3. From $$(-1,3)$$, move 1 unit to the right and 2 units up again to find a third point, which is $$(0,5)$$. (This is where the line crosses the y-axis!)
4. Connect these points with a straight line using a ruler.

Explain
This is a question about **straight lines and parallel lines**. Parallel lines are lines that never touch and always stay the same distance apart, which means they have the exact same "steepness" (we call this the slope).

The solving step is:
1. **Find the steepness (slope) of the given line:** The problem gives us the line $$2x - y = 6$$. To easily find its steepness, I like to change it into the "y = something x + something else" form.

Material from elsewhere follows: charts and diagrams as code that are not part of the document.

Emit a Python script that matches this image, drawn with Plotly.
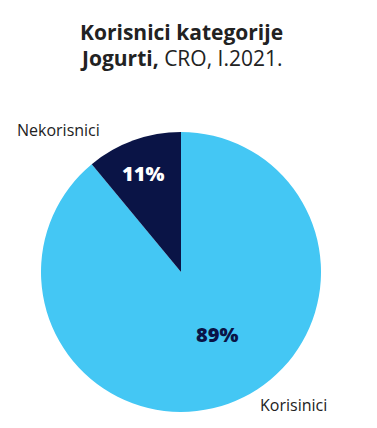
import plotly.graph_objects as go

categories = ["Korisinici", "Nekorisnici"]
values = [89, 11]
colors = ["#44C7F4", "#0A1446"]
text_colors = ["#0A1446", "#FFFFFF"]

W, H = 377, 428
cx, cy, R = 181, 272, 140
FONT = "Open Sans"

fig = go.Figure(go.Pie(
    labels=categories,
    values=values,
    sort=False,
    direction="clockwise",
    rotation=0,
    marker=dict(colors=colors, line=dict(width=0)),
    textinfo="none",
    showlegend=False,
    hoverinfo="skip",
    domain=dict(x=[(cx - R) / W, (cx + R) / W], y=[1 - (cy + R) / H, 1 - (cy - R) / H]),
))

total = sum(values)
pct_pos = [(217, 334), (143, 173)]
for v, (px, py), tc in zip(values, pct_pos, text_colors):
    fig.add_annotation(x=px / W, y=1 - py / H, xref="paper", yref="paper",
                       text=f"{round(100 * v / total)}%", showarrow=False,
                       font=dict(family=FONT, size=20, color=tc, weight=800),
                       xanchor="center", yanchor="middle")

fig.add_annotation(x=181 / W, y=1 - 32 / H, xref="paper", yref="paper",
                   text="<b>Korisnici kategorije</b>", showarrow=False,
                   font=dict(family=FONT, size=21, color="#222222"), xanchor="center", yanchor="middle")
fig.add_annotation(x=181 / W, y=1 - 58 / H, xref="paper", yref="paper",
                   text="<b>Jogurti,</b> CRO, I.2021.", showarrow=False,
                   font=dict(family=FONT, size=21, color="#222222"), xanchor="center", yanchor="middle")
fig.add_annotation(x=15 / W, y=1 - 130 / H, xref="paper", yref="paper",
                   text=categories[1], showarrow=False,
                   font=dict(family=FONT, size=16, color="#222222", weight=500), xanchor="left", yanchor="middle")
fig.add_annotation(x=258 / W, y=1 - 405 / H, xref="paper", yref="paper",
                   text=categories[0], showarrow=False,
                   font=dict(family=FONT, size=16, color="#222222", weight=500), xanchor="left", yanchor="middle")

fig.update_layout(width=W, height=H, margin=dict(l=0, r=0, t=0, b=0),
                  paper_bgcolor="white", plot_bgcolor="white")
fig.write_html("out.html", config={"displayModeBar": False},
               post_script="document.body.style.margin='0';")
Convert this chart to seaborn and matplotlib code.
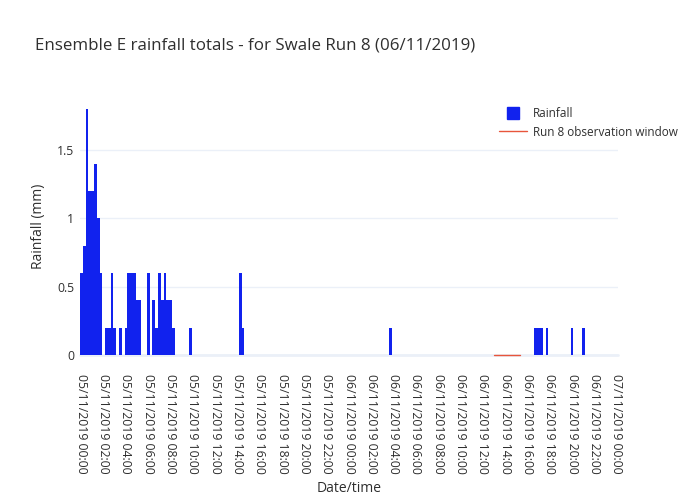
import pandas as pd
import seaborn as sns
import matplotlib.pyplot as plt
from matplotlib.lines import Line2D

# rainfall per 15 min slot (only the non-zero slots)
rain_times = [
    "2019-11-05 00:00", "2019-11-05 00:15", "2019-11-05 00:30", "2019-11-05 00:45",
    "2019-11-05 01:00", "2019-11-05 01:15", "2019-11-05 01:30", "2019-11-05 01:45",
    "2019-11-05 02:15", "2019-11-05 02:30", "2019-11-05 02:45", "2019-11-05 03:00",
    "2019-11-05 03:30", "2019-11-05 04:00", "2019-11-05 04:15", "2019-11-05 04:30",
    "2019-11-05 04:45", "2019-11-05 05:00", "2019-11-05 05:15", "2019-11-05 06:00",
    "2019-11-05 06:30", "2019-11-05 06:45", "2019-11-05 07:00", "2019-11-05 07:15",
    "2019-11-05 07:30", "2019-11-05 07:45", "2019-11-05 08:00", "2019-11-05 08:15",
    "2019-11-05 09:45", "2019-11-05 14:15", "2019-11-05 14:30", "2019-11-06 03:45",
    "2019-11-06 16:45", "2019-11-06 17:00", "2019-11-06 17:15", "2019-11-06 17:45",
    "2019-11-06 20:00", "2019-11-06 21:00",
]
rain_mm = [
    0.6, 0.8, 1.8, 1.2,
    1.2, 1.4, 1.0, 0.6,
    0.2, 0.2, 0.6, 0.2,
    0.2, 0.2, 0.6, 0.6,
    0.6, 0.4, 0.4, 0.6,
    0.4, 0.2, 0.6, 0.4,
    0.6, 0.4, 0.4, 0.2,
    0.2, 0.6, 0.2, 0.2,
    0.2, 0.2, 0.2, 0.2,
    0.2, 0.2,
]
window_times = ["2019-11-06 13:00", "2019-11-06 15:20"]
window_mm = [0, 0]

start = pd.Timestamp("2019-11-05 00:00")
end = pd.Timestamp("2019-11-07 00:00")
step = 0.25  # hours

df = pd.DataFrame({"time": pd.to_datetime(rain_times), "rain": rain_mm})
df["hours"] = (df["time"] - start) / pd.Timedelta(hours=1)
win = pd.DataFrame({"time": pd.to_datetime(window_times), "rain": window_mm})
win["hours"] = (win["time"] - start) / pd.Timedelta(hours=1)

total_h = (end - start) / pd.Timedelta(hours=1)
edges = [-step / 2 + i * step for i in range(int(total_h / step) + 2)]

sns.set_theme(style="white")
plt.rcParams["font.family"] = ["Open Sans", "DejaVu Sans"]
txt = "#2f2f2f"
blue = "#1122ee"
red = "#e8553b"

fig = plt.figure(figsize=(7, 5), dpi=100)
ax = fig.add_axes([80 / 700, 1 - 355 / 500, 538 / 700, 258 / 500])

sns.histplot(data=df, x="hours", weights="rain", bins=edges, color=blue,
             alpha=1, linewidth=0, ax=ax, zorder=3)
sns.lineplot(data=win, x="hours", y="rain", color=red, linewidth=1, ax=ax,
             zorder=4, clip_on=False)

ax.set_xlim(edges[0], edges[-1])
ax.set_ylim(0, 1.89)
ticks = [i * 2 for i in range(25)]
ax.set_xticks(ticks)
ax.set_xticklabels([(start + pd.Timedelta(hours=h)).strftime("%d/%m/%Y %H:%M") for h in ticks],
                   rotation=-90, fontsize=8.8, color=txt)
ax.set_yticks([0, 0.5, 1, 1.5])
ax.set_yticklabels(["0", "0.5", "1", "1.5"], fontsize=8.8, color=txt)
ax.tick_params(axis="y", length=0, pad=4)
ax.tick_params(axis="x", length=0, pad=14)
for s in ax.spines.values():
    s.set_visible(False)
ax.grid(axis="y", color="#ebf0f8", linewidth=1)
ax.grid(axis="x", visible=False)
ax.axhline(0, color="#ebf0f8", linewidth=2, zorder=1, clip_on=False)
ax.set_axisbelow(True)

ax.set_xlabel("Date/time", fontsize=10, color=txt, labelpad=5)
ax.set_ylabel("Rainfall (mm)", fontsize=10, color=txt, labelpad=8)
fig.text(35 / 700, 1 - 45 / 500, "Ensemble E rainfall totals - for Swale Run 8 (06/11/2019)",
         fontsize=12.2, color=txt, va="center")

handles = [
    Line2D([], [], marker="s", linestyle="none", markersize=9, color=blue),
    Line2D([], [], color=red, linewidth=1),
]
fig.legend(handles, ["Rainfall", "Run 8 observation window"], loc="upper left",
           bbox_to_anchor=(494 / 700, 1 - 102 / 500), frameon=False, fontsize=8.5,
           labelcolor=txt, handlelength=2.4, handletextpad=0.5, labelspacing=0.5,
           borderaxespad=0)

fig.savefig("out.png", dpi=100)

* First, I'll move the 'y' to the other side to make it positive:
$$2x = 6 + y$$
* Then, I'll move the '6' to the left side:
$$2x - 6 = y$$
* So, the equation is $$y = 2x - 6$$. The number right in front of the 'x' (which is 2) tells us how steep the line is. For every 1 step we go to the right, the line goes up 2 steps.
2. **Use the same steepness for our new line:** Since our new line needs to be *parallel* to the first line, it must have the same steepness! So, our new line also has a slope of 2.
3. **Find other points for our new line:** We know our new line goes through the point $$(-2,1)$$ and has a slope of 2. A slope of 2 means "go up 2 for every 1 step to the right."
* Let's start at our given point $$(-2,1)$$.
* If I move 1 unit to the right (from -2 to -1) and 2 units up (from 1 to 3), I get a new point: $$(-1,3)$$.
* I can do it again! From $$(-1,3)$$, if I move 1 unit to the right (from -1 to 0) and 2 units up (from 3 to 5), I get another point: $$(0,5)$$. This point is special because it's where the line crosses the 'y' axis!
4. **Write the equation of the new line (optional, but good for describing it!):** Now we know the steepness (slope = 2) and where it crosses the y-axis (at y = 5). So, the equation of our new line is $$y = 2x + 5$$.
5. **How to draw it:** Plot the points you found: $$(-2,1)$$, $$(-1,3)$$, and $$(0,5)$$. Then, use a ruler to draw a straight line connecting them, extending it in both directions.